Instructions for the task → The records below must be copied in full; omit the images.

The data →
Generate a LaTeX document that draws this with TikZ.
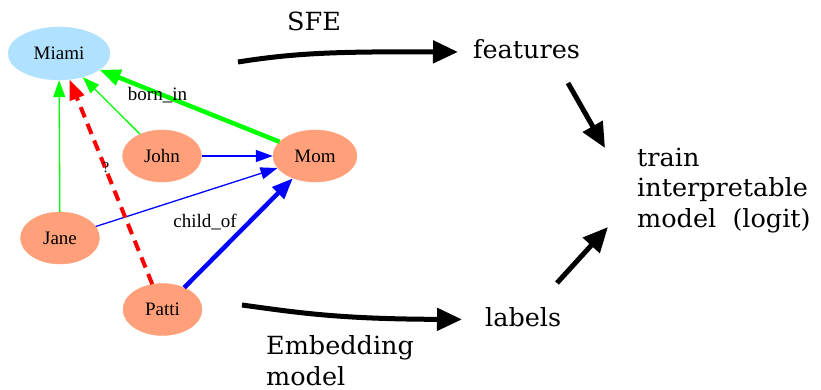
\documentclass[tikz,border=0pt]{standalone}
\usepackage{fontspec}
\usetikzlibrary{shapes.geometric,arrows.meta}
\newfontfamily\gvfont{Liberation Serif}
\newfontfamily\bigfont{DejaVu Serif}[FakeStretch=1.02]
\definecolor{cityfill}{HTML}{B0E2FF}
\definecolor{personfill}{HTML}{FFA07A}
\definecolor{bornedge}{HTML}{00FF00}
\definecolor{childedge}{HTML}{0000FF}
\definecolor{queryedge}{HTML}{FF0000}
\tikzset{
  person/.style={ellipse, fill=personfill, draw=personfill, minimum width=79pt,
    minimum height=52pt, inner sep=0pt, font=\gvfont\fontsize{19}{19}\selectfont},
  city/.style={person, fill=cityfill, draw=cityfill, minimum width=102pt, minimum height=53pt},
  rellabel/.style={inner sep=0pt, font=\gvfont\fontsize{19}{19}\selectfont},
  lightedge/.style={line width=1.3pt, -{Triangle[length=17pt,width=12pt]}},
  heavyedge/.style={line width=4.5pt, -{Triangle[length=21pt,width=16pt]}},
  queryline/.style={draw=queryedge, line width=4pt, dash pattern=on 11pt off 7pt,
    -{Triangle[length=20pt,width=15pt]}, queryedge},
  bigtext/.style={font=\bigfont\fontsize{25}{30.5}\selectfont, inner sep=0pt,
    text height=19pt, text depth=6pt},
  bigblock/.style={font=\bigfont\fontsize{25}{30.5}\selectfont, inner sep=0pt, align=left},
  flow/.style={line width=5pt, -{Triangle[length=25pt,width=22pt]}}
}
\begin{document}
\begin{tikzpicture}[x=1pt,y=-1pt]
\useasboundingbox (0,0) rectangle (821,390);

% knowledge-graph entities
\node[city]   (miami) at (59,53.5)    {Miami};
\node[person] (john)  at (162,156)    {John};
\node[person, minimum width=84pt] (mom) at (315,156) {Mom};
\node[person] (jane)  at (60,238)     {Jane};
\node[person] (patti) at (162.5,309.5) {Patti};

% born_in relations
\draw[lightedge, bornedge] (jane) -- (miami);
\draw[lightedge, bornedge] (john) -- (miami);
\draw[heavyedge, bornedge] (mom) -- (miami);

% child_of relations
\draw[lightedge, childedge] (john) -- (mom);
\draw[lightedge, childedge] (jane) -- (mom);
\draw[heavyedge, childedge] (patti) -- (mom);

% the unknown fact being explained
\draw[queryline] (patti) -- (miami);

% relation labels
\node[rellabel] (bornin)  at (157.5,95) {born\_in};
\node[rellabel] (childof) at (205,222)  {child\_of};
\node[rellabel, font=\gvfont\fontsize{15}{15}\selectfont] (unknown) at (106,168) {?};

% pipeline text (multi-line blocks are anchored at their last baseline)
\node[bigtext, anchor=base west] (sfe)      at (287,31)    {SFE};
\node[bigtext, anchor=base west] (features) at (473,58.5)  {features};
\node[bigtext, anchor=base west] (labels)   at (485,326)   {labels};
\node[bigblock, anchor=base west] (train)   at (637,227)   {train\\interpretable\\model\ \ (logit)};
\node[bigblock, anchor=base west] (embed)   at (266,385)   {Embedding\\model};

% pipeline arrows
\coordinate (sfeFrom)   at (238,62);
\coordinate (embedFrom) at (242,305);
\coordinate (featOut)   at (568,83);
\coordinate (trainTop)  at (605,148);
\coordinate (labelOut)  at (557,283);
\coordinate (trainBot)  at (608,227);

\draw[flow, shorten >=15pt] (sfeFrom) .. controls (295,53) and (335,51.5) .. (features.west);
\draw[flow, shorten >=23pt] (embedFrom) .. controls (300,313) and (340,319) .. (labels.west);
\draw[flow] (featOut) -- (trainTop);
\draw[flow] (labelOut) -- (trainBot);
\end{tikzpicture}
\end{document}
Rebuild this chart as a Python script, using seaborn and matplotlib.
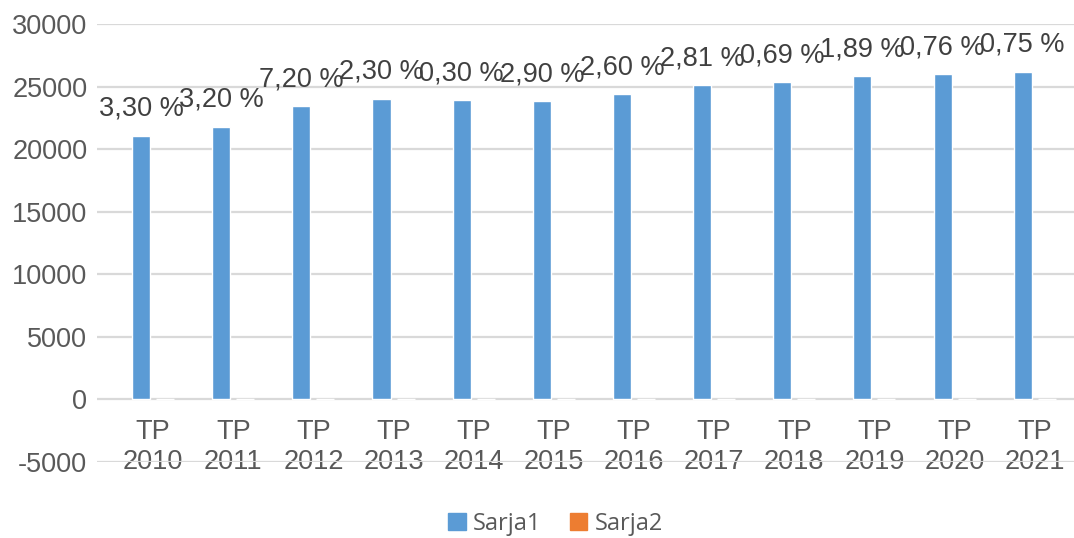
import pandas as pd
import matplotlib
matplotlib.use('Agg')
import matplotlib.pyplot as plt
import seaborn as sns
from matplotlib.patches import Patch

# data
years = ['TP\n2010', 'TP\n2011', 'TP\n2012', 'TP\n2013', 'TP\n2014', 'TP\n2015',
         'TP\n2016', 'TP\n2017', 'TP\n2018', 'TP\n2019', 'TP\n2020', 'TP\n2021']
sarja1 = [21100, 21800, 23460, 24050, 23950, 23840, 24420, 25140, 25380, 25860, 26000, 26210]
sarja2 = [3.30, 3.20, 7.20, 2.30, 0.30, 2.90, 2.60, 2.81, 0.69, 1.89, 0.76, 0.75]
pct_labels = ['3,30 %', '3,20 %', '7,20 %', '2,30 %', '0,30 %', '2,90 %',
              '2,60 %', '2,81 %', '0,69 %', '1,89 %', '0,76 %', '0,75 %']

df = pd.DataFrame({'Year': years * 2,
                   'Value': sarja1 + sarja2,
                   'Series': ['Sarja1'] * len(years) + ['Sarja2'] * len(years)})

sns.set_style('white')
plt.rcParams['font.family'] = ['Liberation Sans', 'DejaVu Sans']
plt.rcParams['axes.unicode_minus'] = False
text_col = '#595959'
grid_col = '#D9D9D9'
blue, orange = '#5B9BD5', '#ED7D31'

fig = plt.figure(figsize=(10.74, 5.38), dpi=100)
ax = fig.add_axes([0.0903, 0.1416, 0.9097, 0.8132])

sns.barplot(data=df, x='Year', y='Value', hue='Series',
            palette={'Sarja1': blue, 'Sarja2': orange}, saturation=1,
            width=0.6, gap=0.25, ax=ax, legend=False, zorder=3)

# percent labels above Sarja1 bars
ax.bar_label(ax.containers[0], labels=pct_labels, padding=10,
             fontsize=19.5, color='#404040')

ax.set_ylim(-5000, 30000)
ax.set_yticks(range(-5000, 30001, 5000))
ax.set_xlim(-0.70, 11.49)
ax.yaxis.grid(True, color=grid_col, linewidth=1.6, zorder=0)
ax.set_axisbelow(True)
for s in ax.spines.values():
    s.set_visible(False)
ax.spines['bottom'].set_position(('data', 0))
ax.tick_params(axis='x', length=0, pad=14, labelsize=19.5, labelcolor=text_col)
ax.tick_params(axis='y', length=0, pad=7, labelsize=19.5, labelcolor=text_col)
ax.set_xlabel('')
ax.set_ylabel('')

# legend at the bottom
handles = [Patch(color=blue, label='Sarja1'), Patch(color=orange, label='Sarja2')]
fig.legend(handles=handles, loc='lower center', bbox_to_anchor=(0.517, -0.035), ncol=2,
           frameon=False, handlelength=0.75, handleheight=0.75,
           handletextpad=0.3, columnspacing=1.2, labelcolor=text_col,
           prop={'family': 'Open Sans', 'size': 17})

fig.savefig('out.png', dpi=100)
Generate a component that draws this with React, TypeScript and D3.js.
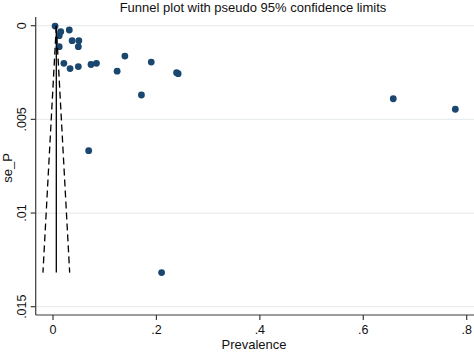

Exercise response →
Generate a LaTeX document that draws this with TikZ.
\documentclass[tikz,border=0pt]{standalone}
\usepackage{fontspec}
\usetikzlibrary{shapes.geometric,arrows.meta}
\newfontfamily\gvfont{Liberation Serif}
\newfontfamily\bigfont{DejaVu Serif}[FakeStretch=1.02]
\definecolor{cityfill}{HTML}{B0E2FF}
\definecolor{personfill}{HTML}{FFA07A}
\definecolor{bornedge}{HTML}{00FF00}
\definecolor{childedge}{HTML}{0000FF}
\definecolor{queryedge}{HTML}{FF0000}
\tikzset{
  person/.style={ellipse, fill=personfill, draw=personfill, minimum width=79pt,
    minimum height=52pt, inner sep=0pt, font=\gvfont\fontsize{19}{19}\selectfont},
  city/.style={person, fill=cityfill, draw=cityfill, minimum width=102pt, minimum height=53pt},
  rellabel/.style={inner sep=0pt, font=\gvfont\fontsize{19}{19}\selectfont},
  lightedge/.style={line width=1.3pt, -{Triangle[length=17pt,width=12pt]}},
  heavyedge/.style={line width=4.5pt, -{Triangle[length=21pt,width=16pt]}},
  queryline/.style={draw=queryedge, line width=4pt, dash pattern=on 11pt off 7pt,
    -{Triangle[length=20pt,width=15pt]}, queryedge},
  bigtext/.style={font=\bigfont\fontsize{25}{30.5}\selectfont, inner sep=0pt,
    text height=19pt, text depth=6pt},
  bigblock/.style={font=\bigfont\fontsize{25}{30.5}\selectfont, inner sep=0pt, align=left},
  flow/.style={line width=5pt, -{Triangle[length=25pt,width=22pt]}}
}
\begin{document}
\begin{tikzpicture}[x=1pt,y=-1pt]
\useasboundingbox (0,0) rectangle (821,390);

% knowledge-graph entities
\node[city]   (miami) at (59,53.5)    {Miami};
\node[person] (john)  at (162,156)    {John};
\node[person, minimum width=84pt] (mom) at (315,156) {Mom};
\node[person] (jane)  at (60,238)     {Jane};
\node[person] (patti) at (162.5,309.5) {Patti};

% born_in relations
\draw[lightedge, bornedge] (jane) -- (miami);
\draw[lightedge, bornedge] (john) -- (miami);
\draw[heavyedge, bornedge] (mom) -- (miami);

% child_of relations
\draw[lightedge, childedge] (john) -- (mom);
\draw[lightedge, childedge] (jane) -- (mom);
\draw[heavyedge, childedge] (patti) -- (mom);

% the unknown fact being explained
\draw[queryline] (patti) -- (miami);

% relation labels
\node[rellabel] (bornin)  at (157.5,95) {born\_in};
\node[rellabel] (childof) at (205,222)  {child\_of};
\node[rellabel, font=\gvfont\fontsize{15}{15}\selectfont] (unknown) at (106,168) {?};

% pipeline text (multi-line blocks are anchored at their last baseline)
\node[bigtext, anchor=base west] (sfe)      at (287,31)    {SFE};
\node[bigtext, anchor=base west] (features) at (473,58.5)  {features};
\node[bigtext, anchor=base west] (labels)   at (485,326)   {labels};
\node[bigblock, anchor=base west] (train)   at (637,227)   {train\\interpretable\\model\ \ (logit)};
\node[bigblock, anchor=base west] (embed)   at (266,385)   {Embedding\\model};

% pipeline arrows
\coordinate (sfeFrom)   at (238,62);
\coordinate (embedFrom) at (242,305);
\coordinate (featOut)   at (568,83);
\coordinate (trainTop)  at (605,148);
\coordinate (labelOut)  at (557,283);
\coordinate (trainBot)  at (608,227);

\draw[flow, shorten >=15pt] (sfeFrom) .. controls (295,53) and (335,51.5) .. (features.west);
\draw[flow, shorten >=23pt] (embedFrom) .. controls (300,313) and (340,319) .. (labels.west);
\draw[flow] (featOut) -- (trainTop);
\draw[flow] (labelOut) -- (trainBot);
\end{tikzpicture}
\end{document}
Rebuild this chart as a Python script, using seaborn and matplotlib.
import pandas as pd
import matplotlib
matplotlib.use('Agg')
import matplotlib.pyplot as plt
import seaborn as sns
from matplotlib.patches import Patch

# data
years = ['TP\n2010', 'TP\n2011', 'TP\n2012', 'TP\n2013', 'TP\n2014', 'TP\n2015',
         'TP\n2016', 'TP\n2017', 'TP\n2018', 'TP\n2019', 'TP\n2020', 'TP\n2021']
sarja1 = [21100, 21800, 23460, 24050, 23950, 23840, 24420, 25140, 25380, 25860, 26000, 26210]
sarja2 = [3.30, 3.20, 7.20, 2.30, 0.30, 2.90, 2.60, 2.81, 0.69, 1.89, 0.76, 0.75]
pct_labels = ['3,30 %', '3,20 %', '7,20 %', '2,30 %', '0,30 %', '2,90 %',
              '2,60 %', '2,81 %', '0,69 %', '1,89 %', '0,76 %', '0,75 %']

df = pd.DataFrame({'Year': years * 2,
                   'Value': sarja1 + sarja2,
                   'Series': ['Sarja1'] * len(years) + ['Sarja2'] * len(years)})

sns.set_style('white')
plt.rcParams['font.family'] = ['Liberation Sans', 'DejaVu Sans']
plt.rcParams['axes.unicode_minus'] = False
text_col = '#595959'
grid_col = '#D9D9D9'
blue, orange = '#5B9BD5', '#ED7D31'

fig = plt.figure(figsize=(10.74, 5.38), dpi=100)
ax = fig.add_axes([0.0903, 0.1416, 0.9097, 0.8132])

sns.barplot(data=df, x='Year', y='Value', hue='Series',
            palette={'Sarja1': blue, 'Sarja2': orange}, saturation=1,
            width=0.6, gap=0.25, ax=ax, legend=False, zorder=3)

# percent labels above Sarja1 bars
ax.bar_label(ax.containers[0], labels=pct_labels, padding=10,
             fontsize=19.5, color='#404040')

ax.set_ylim(-5000, 30000)
ax.set_yticks(range(-5000, 30001, 5000))
ax.set_xlim(-0.70, 11.49)
ax.yaxis.grid(True, color=grid_col, linewidth=1.6, zorder=0)
ax.set_axisbelow(True)
for s in ax.spines.values():
    s.set_visible(False)
ax.spines['bottom'].set_position(('data', 0))
ax.tick_params(axis='x', length=0, pad=14, labelsize=19.5, labelcolor=text_col)
ax.tick_params(axis='y', length=0, pad=7, labelsize=19.5, labelcolor=text_col)
ax.set_xlabel('')
ax.set_ylabel('')

# legend at the bottom
handles = [Patch(color=blue, label='Sarja1'), Patch(color=orange, label='Sarja2')]
fig.legend(handles=handles, loc='lower center', bbox_to_anchor=(0.517, -0.035), ncol=2,
           frameon=False, handlelength=0.75, handleheight=0.75,
           handletextpad=0.3, columnspacing=1.2, labelcolor=text_col,
           prop={'family': 'Open Sans', 'size': 17})

fig.savefig('out.png', dpi=100)
Generate a component that draws this with React, TypeScript and D3.js.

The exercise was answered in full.